El guardia no dijo nada. Su compañero lo ayudó a echarme y casi me hicieron tropezar con un carretón empujado por dos esclavos. El carretón giró y casi chocó con los porteadores de una litera. La litera dio un bandazo y casi tiró al pasajero, un comerciante gordo y calvo que parecía llevar encima todas sus joyas y chucherías y que huía de la ciudad sin dejarse nada de valor.
La cadena de choques distrajo momentáneamente a los guardias. Retrocedieron y se me acercaron otra vez. Yo me quedé quieto, mirando a uno y otro. De repente la situación parecía cómica, como una pantomima en el teatro. La amenaza de los guardias no era más que un espectáculo. Eran niños en comparación con el bruto que Pompeyo había dejado en mi casa.
Respiré hondo, sonreí y la sonrisa pareció confundirlos. Cuando me volví para marcharme, vi que el guardia de mayor edad cogía al joven por el cuello.
– ¡Bocazas! -murmuró. Su compañero se encogió y encajó el reproche en silencio.

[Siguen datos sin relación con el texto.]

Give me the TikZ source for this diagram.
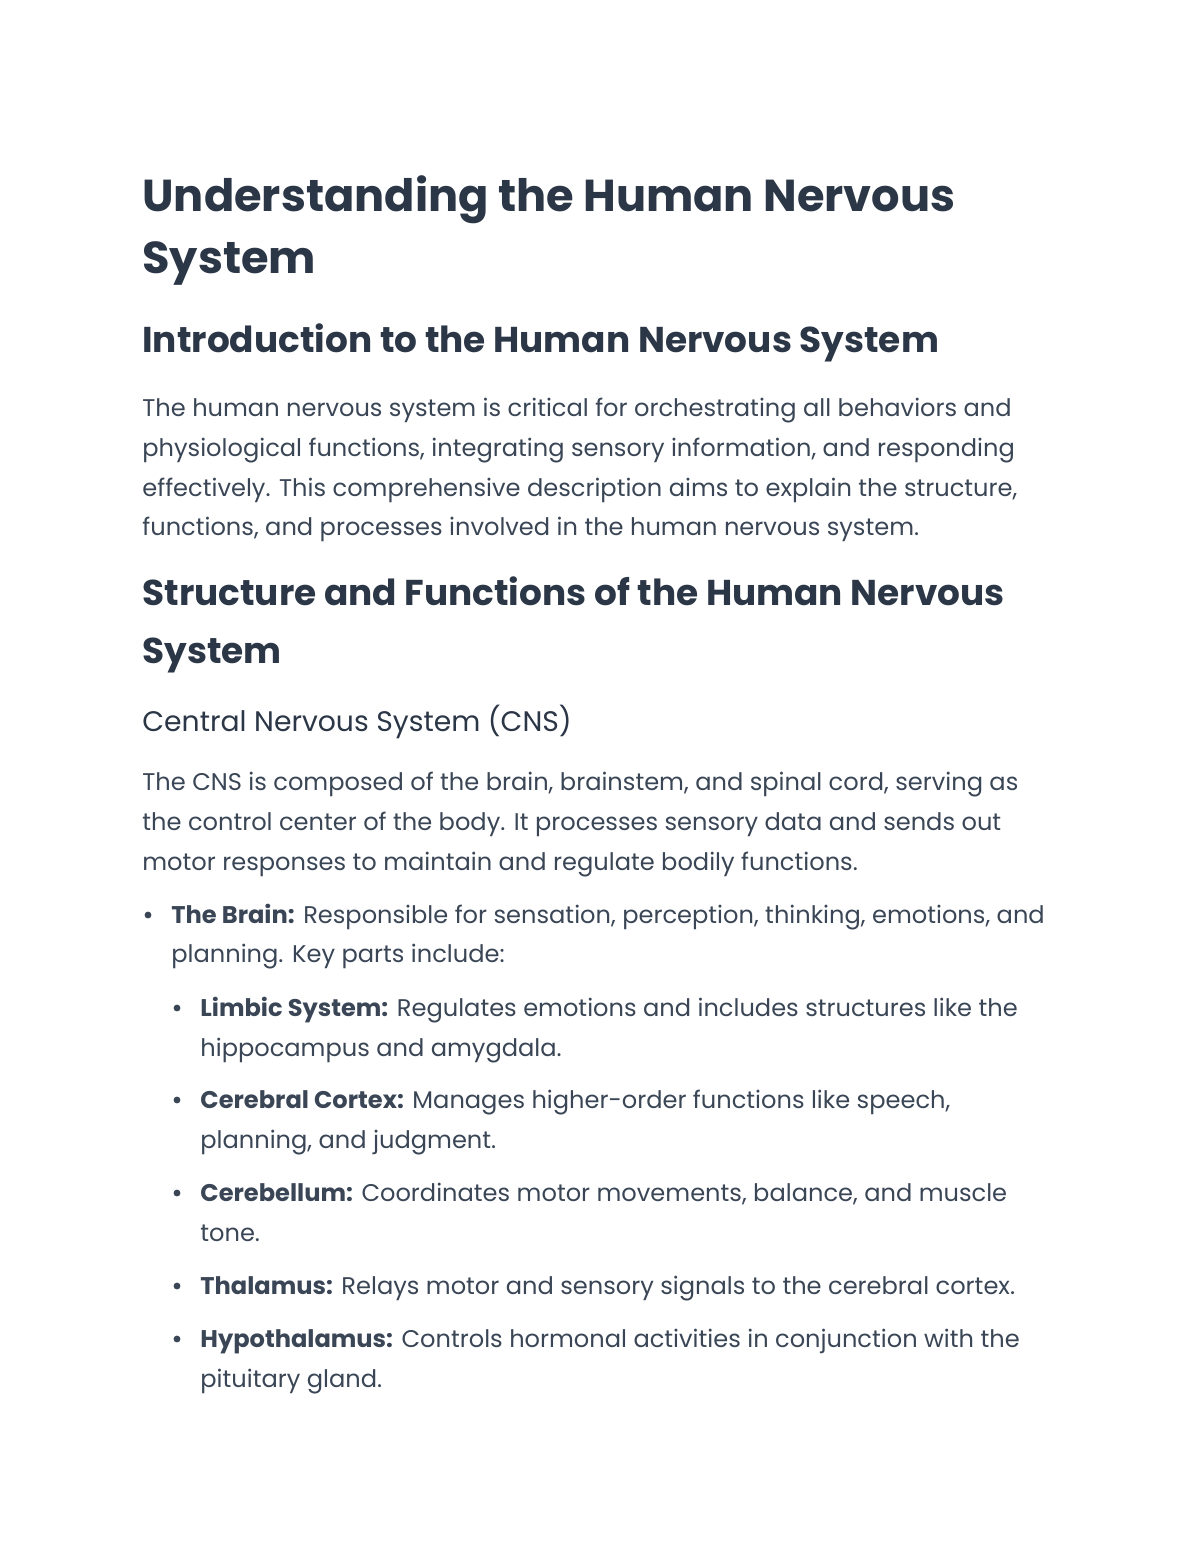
\documentclass[tikz,border=0pt]{standalone}
\usepackage{fontspec}
\setmainfont{Poppins}
\definecolor{hd}{HTML}{2B3646}
\definecolor{bd}{HTML}{3A4656}
\begin{document}
\begin{tikzpicture}[x=0.51pt,y=-0.51pt,
  every node/.style={anchor=base west,inner sep=0pt,text=bd},
  ttl/.style={font=\fontsize{22.8}{28}\selectfont\bfseries,text=hd},
  hh/.style={font=\fontsize{18.3}{20}\selectfont\bfseries,text=hd},
  hhh/.style={font=\fontsize{14.4}{16}\selectfont,text=hd},
  bt/.style={font=\fontsize{12.3}{14}\selectfont},
  dot/.style={circle,fill=bd,inner sep=0pt,minimum size=3.5pt,anchor=center}]
\fill[white] (0,0) rectangle (1200,1553);
\node[ttl] (t1) at (142,212) {Understanding the Human Nervous};
\node[ttl] (t2) at (142,273) {System};
\node[hh] (h1) at (142,352) {Introduction to the Human Nervous System};
\node[bt] (p1) at (142,416) {The human nervous system is critical for orchestrating all behaviors and};
\node[bt] (p2) at (142,456) {physiological functions, integrating sensory information, and responding};
\node[bt] (p3) at (142,496) {effectively. This comprehensive description aims to explain the structure,};
\node[bt] (p4) at (142,535) {functions, and processes involved in the human nervous system.};
\node[hh] (h2) at (142,605) {Structure and Functions of the Human Nervous};
\node[hh] (h2b) at (142,663) {System};
\node[hhh] (h3) at (142,731) {Central Nervous System (CNS)};
\node[bt] (q1) at (142,790) {The CNS is composed of the brain, brainstem, and spinal cord, serving as};
\node[bt] (q2) at (142,830) {the control center of the body. It processes sensory data and sends out};
\node[bt] (q3) at (142,870) {motor responses to maintain and regulate bodily functions.};
\node[dot] (d1) at (148,915) {};
\node[bt] (b1) at (171,923) {\textbf{The Brain:} Responsible for sensation, perception, thinking, emotions, and};
\node[bt] (b1b) at (171,962) {planning. Key parts include:};
\node[dot] (d2) at (177,1008) {};
\node[bt] (s1) at (200,1016) {\textbf{Limbic System:} Regulates emotions and includes structures like the};
\node[bt] (s1b) at (200,1056) {hippocampus and amygdala.};
\node[dot] (d3) at (177,1100) {};
\node[bt] (s2) at (200,1108) {\textbf{Cerebral Cortex:} Manages higher-order functions like speech,};
\node[bt] (s2b) at (200,1148) {planning, and judgment.};
\node[dot] (d4) at (177,1193) {};
\node[bt] (s3) at (200,1201) {\textbf{Cerebellum:} Coordinates motor movements, balance, and muscle};
\node[bt] (s3b) at (200,1241) {tone.};
\node[dot] (d5) at (177,1286) {};
\node[bt] (s4) at (200,1294) {\textbf{Thalamus:} Relays motor and sensory signals to the cerebral cortex.};
\node[dot] (d6) at (177,1339) {};
\node[bt] (s5) at (200,1347) {\textbf{Hypothalamus:} Controls hormonal activities in conjunction with the};
\node[bt] (s5b) at (200,1387) {pituitary gland.};
\end{tikzpicture}
\end{document}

La calle que rodea la cumbre del Palatino es más ancha que muchas carreteras de Roma. Dos literas pueden cruzarse y aún queda sitio para que pase un peatón sin rozar a ninguno de los sudorosos portadores de las literas. Pero una congestión así sería extraña; la calle está menos transitada que la mayoría de las otras y la flanquean mansiones grandes. Está situada muy por encima del bullicio del Foro y de los mercados. Pero aquella noche estaba atestada de vehículos y personas, y tan iluminada por las antorchas de los esclavos como si fuera de día. A la luz de estas antorchas vi un desfile de caras angustiadas, ciudadanos amedrentados que huían de la ciudad, esclavos agobiados por el exceso de carga, mensajeros decididos que empujaban a los demás.
Varias veces tuve la impresión de que me seguían. Cuando daba media vuelta para mirar, la confusión hacía que resultara imposible saberlo con certeza. Mi vista y mi oído ya no eran los de antes. Había sido una locura salir a la calle sin protección en semejante noche.

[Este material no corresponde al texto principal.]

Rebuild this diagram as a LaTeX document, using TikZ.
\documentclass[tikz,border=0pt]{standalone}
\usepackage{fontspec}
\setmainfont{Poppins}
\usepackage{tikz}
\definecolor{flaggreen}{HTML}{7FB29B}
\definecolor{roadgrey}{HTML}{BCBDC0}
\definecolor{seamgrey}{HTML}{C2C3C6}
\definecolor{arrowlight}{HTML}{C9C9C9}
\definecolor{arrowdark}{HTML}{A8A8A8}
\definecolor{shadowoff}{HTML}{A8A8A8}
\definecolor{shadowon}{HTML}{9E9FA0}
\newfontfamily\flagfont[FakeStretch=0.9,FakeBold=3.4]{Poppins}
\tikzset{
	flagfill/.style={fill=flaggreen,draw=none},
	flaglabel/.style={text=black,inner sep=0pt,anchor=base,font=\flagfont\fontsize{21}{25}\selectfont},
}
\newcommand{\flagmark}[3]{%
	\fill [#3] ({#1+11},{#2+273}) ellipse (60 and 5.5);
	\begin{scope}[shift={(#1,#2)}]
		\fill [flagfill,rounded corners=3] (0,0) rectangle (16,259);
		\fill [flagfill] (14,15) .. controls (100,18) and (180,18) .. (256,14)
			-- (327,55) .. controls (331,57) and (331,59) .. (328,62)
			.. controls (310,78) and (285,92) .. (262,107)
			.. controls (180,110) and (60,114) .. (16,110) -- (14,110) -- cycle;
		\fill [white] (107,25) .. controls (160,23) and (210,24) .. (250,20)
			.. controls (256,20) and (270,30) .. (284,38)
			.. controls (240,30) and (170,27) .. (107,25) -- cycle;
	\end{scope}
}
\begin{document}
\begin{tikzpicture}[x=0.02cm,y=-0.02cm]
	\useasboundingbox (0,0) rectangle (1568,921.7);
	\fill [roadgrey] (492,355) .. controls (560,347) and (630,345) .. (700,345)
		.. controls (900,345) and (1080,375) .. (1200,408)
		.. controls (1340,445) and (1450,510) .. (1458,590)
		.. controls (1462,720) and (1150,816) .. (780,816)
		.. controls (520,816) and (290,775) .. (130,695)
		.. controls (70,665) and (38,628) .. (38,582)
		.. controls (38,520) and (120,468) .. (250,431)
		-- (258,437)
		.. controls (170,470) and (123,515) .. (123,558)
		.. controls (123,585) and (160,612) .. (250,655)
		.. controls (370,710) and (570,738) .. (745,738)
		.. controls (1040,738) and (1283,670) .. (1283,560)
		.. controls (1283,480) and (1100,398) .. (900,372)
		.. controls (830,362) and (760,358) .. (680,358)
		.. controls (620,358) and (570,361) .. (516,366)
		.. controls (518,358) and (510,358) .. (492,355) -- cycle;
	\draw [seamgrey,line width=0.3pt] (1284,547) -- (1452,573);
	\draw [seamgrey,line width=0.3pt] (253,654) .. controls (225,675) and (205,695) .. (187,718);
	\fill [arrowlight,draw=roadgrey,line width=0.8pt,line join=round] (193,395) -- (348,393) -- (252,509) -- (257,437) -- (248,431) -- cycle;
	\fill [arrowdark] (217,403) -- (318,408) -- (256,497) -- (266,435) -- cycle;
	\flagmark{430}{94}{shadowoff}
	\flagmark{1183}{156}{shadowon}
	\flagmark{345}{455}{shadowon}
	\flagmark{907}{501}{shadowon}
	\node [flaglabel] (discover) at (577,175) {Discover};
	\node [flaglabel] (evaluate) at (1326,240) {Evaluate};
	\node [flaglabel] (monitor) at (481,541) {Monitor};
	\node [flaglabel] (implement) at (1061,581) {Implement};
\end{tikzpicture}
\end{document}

Llegué a la puerta de mi casa y eché un último vistazo a mis espaldas. Algo me llamó la atención. Fue el vehículo del hombre y su actitud lo que hizo que me fijase. Hubo un instante de reconocimiento inmediato, tal como suele suceder cuando vemos a alguien que nos resulta familiar, aunque lo veamos de lejos o por el rabillo del ojo. El hombre se volvió antes de que pudiera verlo bien y se alejó andando a toda prisa, en dirección opuesta a la mía, hasta que se desvaneció entre la multitud.
Habría jurado por Minerva que el hombre que acababa de ver era el secretario de Cicerón, Tirón, que en teoría se hallaba en Grecia, demasiado enfermo para levantarse de la cama.